CFOs See Need To Better Manage Travel Costs
Managing travel costs is very important to 60 percent of 127 senior finance executive from Asia, Europe and the United States and less than half said their companies were managing travel expenditures well or very well, according to a CFO Europe Research Services survey released today in an Amadeus-sponsored white paper.
The survey represented a cross-section of industries, annual revenues, finance-oriented decision makers and geographies—with half of the respondents from Europe—and nearly 80 percent said their company's travel managers should focus on "immediate" cost savings, while 62 percent said "longer-term" cost savings should also be a travel manager focus.
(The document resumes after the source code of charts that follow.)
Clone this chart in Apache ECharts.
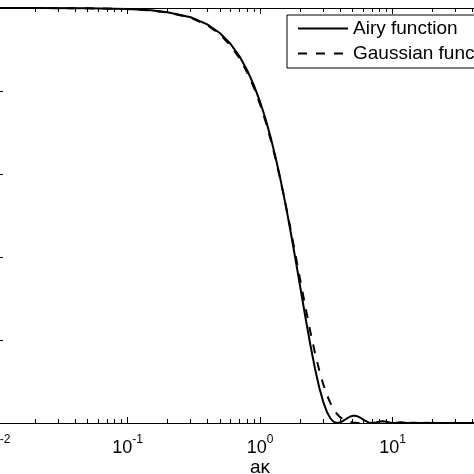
<!DOCTYPE html>
<html>
<head>
<meta charset="utf-8">
<script src="https://cdn.jsdelivr.net/npm/echarts@6/dist/echarts.min.js"></script>
<style>
html,body{margin:0;padding:0;background:#fff;}
#c{width:474px;height:474px;}
</style>
</head>
<body>
<div id="c"></div>
<script>
// a*kappa sample positions
var akappa = [0.01,0.02,0.05,0.1,0.15,0.2,0.3,0.4,0.5,0.6,0.7,0.8,0.9,1.0,1.1,1.2,1.3,1.4,1.5,1.6,1.7,1.8,1.9,2.0,2.2,2.4,2.6,2.8,3.0,3.2,3.4,3.6,3.8,4.0,4.2,4.4,4.6,4.8,5.0,5.2,5.4,5.6,5.8,6.0,6.2,6.4,6.6,6.8,7.0,7.5,8.0,8.5,9.0,9.5,10,10.5,11,11.5,12,12.5,13,13.5,14,14.5,15,16,17,18,20,25,30,40,50,70,100];
var airyValues = [1.0000,1.0000,0.9994,0.9975,0.9944,0.9900,0.9777,0.9607,0.9391,0.9133,0.8836,0.8501,0.8136,0.7746,0.7331,0.6897,0.6449,0.5993,0.5533,0.5075,0.4621,0.4175,0.3743,0.3326,0.2555,0.1879,0.1312,0.0856,0.0511,0.0267,0.0111,0.0028,0.0001,0.0011,0.0044,0.0085,0.0125,0.0155,0.0172,0.0174,0.0164,0.0143,0.0115,0.0085,0.0056,0.0032,0.0014,0.0004,0.0000,0.0013,0.0034,0.0041,0.0030,0.0012,0.0001,0.0002,0.0010,0.0016,0.0014,0.0007,0.0001,0.0000,0.0004,0.0007,0.0007,0.0001,0.0001,0.0004,0.0000,0.0000,0.0000,0.0000,0.0000,0.0000,0.0000];
var gaussValues = [1.0000,0.9999,0.9993,0.9974,0.9941,0.9895,0.9766,0.9588,0.9363,0.9096,0.8790,0.8450,0.8080,0.7686,0.7273,0.6846,0.6410,0.5970,0.5531,0.5098,0.4674,0.4263,0.3867,0.3490,0.2798,0.2196,0.1688,0.1270,0.0936,0.0676,0.0477,0.0330,0.0224,0.0148,0.0096,0.0061,0.0038,0.0023,0.0014,0.0008,0.0005,0.0003,0.0001,0.0001,0.0000,0.0000,0.0000,0.0000,0.0000,0.0000,0.0000,0.0000,0.0000,0.0000,0.0000,0.0000,0.0000,0.0000,0.0000,0.0000,0.0000,0.0000,0.0000,0.0000,0.0000,0.0000,0.0000,0.0000,0.0000,0.0000,0.0000,0.0000,0.0000,0.0000,0.0000];
var seriesNames = ['Airy function','Gaussian function'];
var xMajorTicks = [0.01,0.1,1,10,100];
var xMinorTicks = [0.02,0.03,0.04,0.05,0.06,0.07,0.08,0.09,0.2,0.3,0.4,0.5,0.6,0.7,0.8,0.9,2,3,4,5,6,7,8,9,20,30,40,50,60,70,80,90];
var xAxisName = 'aκ';
var yTicks = [0,0.2,0.4,0.6,0.8,1];

function zip(xs, ys){ return xs.map(function(x,i){ return [x, ys[i]]; }); }

var FONT = '"Liberation Sans", Arial, Helvetica, sans-serif';
var chart = echarts.init(document.getElementById('c'), null, {renderer:'canvas'});

function logAxis(pos, major, showLabel){
  return {
    type:'log', logBase:10, min:0.01, max:100, position:pos,
    axisLine:{show:true, onZero:false, lineStyle:{color:'#000', width:1}},
    axisTick:{show:true, inside:true, length: major?6:4, customValues: major?xMajorTicks:xMinorTicks, lineStyle:{color:'#000', width:1}},
    axisLabel:{show:showLabel, customValues:xMajorTicks, margin:14, fontFamily:FONT,
      formatter:function(v){ var e=Math.round(Math.log10(v)); return '{b|10}{s|'+e+'}'; },
      rich:{
        b:{fontSize:18, lineHeight:20, color:'#000', fontFamily:FONT, verticalAlign:'bottom'},
        s:{fontSize:12, lineHeight:12, color:'#000', fontFamily:FONT, padding:[0,0,11,0], verticalAlign:'bottom'}
      }},
    splitLine:{show:false},
    name: showLabel ? xAxisName : '',
    nameLocation:'middle', nameGap:35, nameMoveOverlap:false,
    nameTextStyle:{fontSize:19, color:'#000', fontFamily:FONT}
  };
}

var option = {
  animation:false,
  backgroundColor:'#fff',
  grid:{left:-5, right:-51, top:8, bottom:51, containLabel:false, outerBoundsMode:'none'},
  legend:{
    orient:'vertical', left:287, top:15,
    padding:[4,40,5,10], itemGap:6, itemWidth:50, itemHeight:16,
    borderColor:'#000', borderWidth:1, backgroundColor:'#fff',
    itemStyle:{opacity:0},
    textStyle:{fontSize:19, color:'#000', fontFamily:FONT},
    data:seriesNames
  },
  xAxis:[ logAxis('bottom', true, true), logAxis('bottom', false, false), logAxis('top', true, false), logAxis('top', false, false) ],
  yAxis:[
    {type:'value', min:0, max:1, interval:0.2, position:'left',
     axisLine:{show:true, lineStyle:{color:'#000'}},
     axisTick:{show:true, inside:true, length:8, lineStyle:{color:'#000'}},
     axisLabel:{show:false}, splitLine:{show:false}},
    {type:'value', min:0, max:1, interval:0.2, position:'right',
     axisLine:{show:true, lineStyle:{color:'#000'}},
     axisTick:{show:true, inside:true, length:8, lineStyle:{color:'#000'}},
     axisLabel:{show:false}, splitLine:{show:false}}
  ],
  series:[
    {name:seriesNames[0], type:'line', xAxisIndex:0, yAxisIndex:0, data:zip(akappa, airyValues),
     showSymbol:false, symbol:'none', smooth:false,
     lineStyle:{color:'#000', width:2, type:'solid'}, itemStyle:{color:'#000'}, z:3},
    {name:seriesNames[1], type:'line', xAxisIndex:0, yAxisIndex:0, data:zip(akappa, gaussValues),
     showSymbol:false, symbol:'none', smooth:false,
     lineStyle:{color:'#000', width:2, type:[9,9]}, itemStyle:{color:'#000'}, z:2}
  ]
};
chart.setOption(option);
</script>
</body>
</html>
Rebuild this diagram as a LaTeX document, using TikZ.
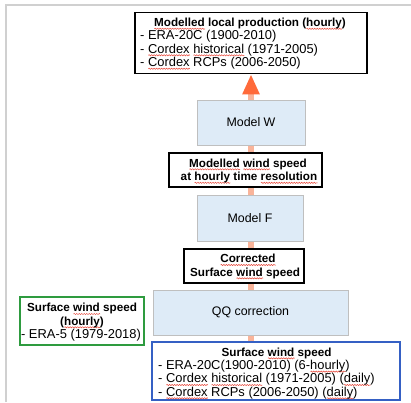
\documentclass[tikz,border=0pt]{standalone}
\usepackage{fontspec}
\setmainfont{Liberation Sans}
\usetikzlibrary{arrows.meta,decorations.pathmorphing}
\definecolor{modelfill}{HTML}{DEEBF7}
\definecolor{modeldraw}{HTML}{BFBFBF}
\definecolor{framegray}{HTML}{D0D0D0}
\definecolor{shaftcol}{HTML}{F9B49A}
\definecolor{headcol}{HTML}{FF6A3A}
\definecolor{greenbox}{HTML}{2E9B3F}
\definecolor{bluebox}{HTML}{3560C4}
\definecolor{squig}{HTML}{E8473A}
\pgfdeclarelayer{bg}
\pgfsetlayers{bg,main}
\newlength\sqlen
\newcommand\sq[1]{\settowidth\sqlen{#1}\rlap{\smash{\tikz[baseline=0pt,x=1pt,y=1pt]\draw[squig,line width=0.5pt,decorate,decoration={snake,amplitude=0.6pt,segment length=2.5pt}] (0,-2.3) -- (\the\sqlen,-2.3);}}#1}
\begin{document}
\begin{tikzpicture}[x=1pt,y=-1pt,
  txt/.style={inner sep=0pt,font=\fontsize{12.9}{13}\selectfont},
  btxt/.style={inner sep=0pt,font=\fontsize{11.7}{13}\selectfont\bfseries},
  modelbox/.style={draw=modeldraw,fill=modelfill,line width=1pt,inner sep=0pt,font=\fontsize{12.4}{13}\selectfont},
  labelbox/.style={draw=black,fill=white,line width=1.5pt,inner sep=0pt},
  greenframe/.style={draw=greenbox,fill=white,line width=1.5pt,inner sep=0pt},
  blueframe/.style={draw=bluebox,fill=white,line width=1.5pt,inner sep=0pt}]
\useasboundingbox (0,0) rectangle (411,402);
\draw[framegray,line width=1.5pt] (6,402) -- (6,5) -- (411,5);

% top box
\node[labelbox,minimum width=232pt,minimum height=61pt] (top) at (251,43) {};
\node[btxt,anchor=base] (topT) at (250,26.5) {\sq{Modelled} local production (\sq{hourly})};
\node[txt,anchor=base west] (topA) at (140,39.5) {- ERA-20C (1900-2010)};
\node[txt,anchor=base west] (topB) at (140,53) {- \sq{Cordex} \sq{historical} (1971-2005)};
\node[txt,anchor=base west] (topC) at (140,66.5) {- \sq{Cordex} RCPs (2006-2050)};

% Model W
\node[modelbox,minimum width=108pt,minimum height=45pt] (mw) at (251,122.5) {Model W};

% label 1
\node[labelbox,minimum width=153pt,minimum height=34pt] (lab1) at (245.5,170) {};
\node[btxt,anchor=base] (lab1a) at (248,167) {\sq{Modelled} \sq{wind} speed};
\node[btxt,anchor=base] (lab1b) at (249,180.5) {at \sq{hourly} time \sq{resolution}};

% Model F
\node[modelbox,minimum width=106pt,minimum height=46pt] (mf) at (250,218) {Model F};

% label 2
\node[labelbox,minimum width=120pt,minimum height=34pt] (lab2) at (244,266) {};
\node[btxt,anchor=base] (lab2a) at (248,262.7) {\sq{Corrected}};
\node[btxt,anchor=base] (lab2b) at (245,276) {Surface \sq{wind} speed};

% QQ correction
\node[modelbox,minimum width=195pt,minimum height=45pt] (qq) at (250.5,312.5) {QQ correction};

% green box
\node[greenframe,minimum width=124pt,minimum height=48pt] (gbox) at (82,321) {};
\node[btxt,anchor=base] (g1) at (82,311.7) {Surface \sq{wind} speed};
\node[btxt,anchor=base] (g2) at (82,325) {(\sq{hourly})};
\node[txt,anchor=base] (g3) at (81,338.3) {- ERA-5 (1979-2018)};

% blue box
\node[blueframe,minimum width=248pt,minimum height=58pt] (bbox) at (276,371) {};
\node[btxt,anchor=base] (b0) at (276.5,356) {Surface \sq{wind} speed};
\node[txt,anchor=base west] (b1) at (158,369.3) {- ERA-20C(1900-2010) (6-\sq{hourly})};
\node[txt,anchor=base west] (b2) at (158,382.7) {- \sq{Cordex} \sq{historical} (1971-2005) (\sq{daily})};
\node[txt,anchor=base west] (b3) at (158,396) {- \sq{Cordex} RCPs (2006-2050) (\sq{daily})};

% arrow behind boxes
\coordinate (src) at (bbox.north -| top.south);
\begin{pgfonlayer}{bg}
\draw[shaftcol,line width=6pt,-{Triangle[width=16pt,length=20pt,color=headcol]}] (src) -- (top.south);
\end{pgfonlayer}
\end{tikzpicture}
\end{document}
Meanwhile, respondents said they don't only view travel management as a cost-saving function. Two-thirds of respondents said they wanted their travel mangers to help save employees journey time and 45 percent said they wanted travel managers to focus on employee productivity when booking travel.
The survey also examined the senior-level decision-making factors in implementing corporate travel technology and its perceived benefits to the corporation. Nearly two-thirds of respondents said travel expense reporting systems and online booking tools have medium or high cost-saving potential. Fifty-nine percent, though, said travel agencies have low cost-saving potential and perceive more benefits from agency services and operations.
The survey showed that greater cost-saving potential could be found in technology. Three-quarters of the surveyed executives agreed that integrating travel management systems with expense management tools is very important, but less than 20 percent are using integrated systems.
The survey also asked about the corporate travel benefits of such emerging technologies as social networking and mobile devices. Overall, these are viewed as service quality and operational efficiency benefits, but 25 percent said tools that share feedback on suppliers and travel experiences are drivers of cost savings.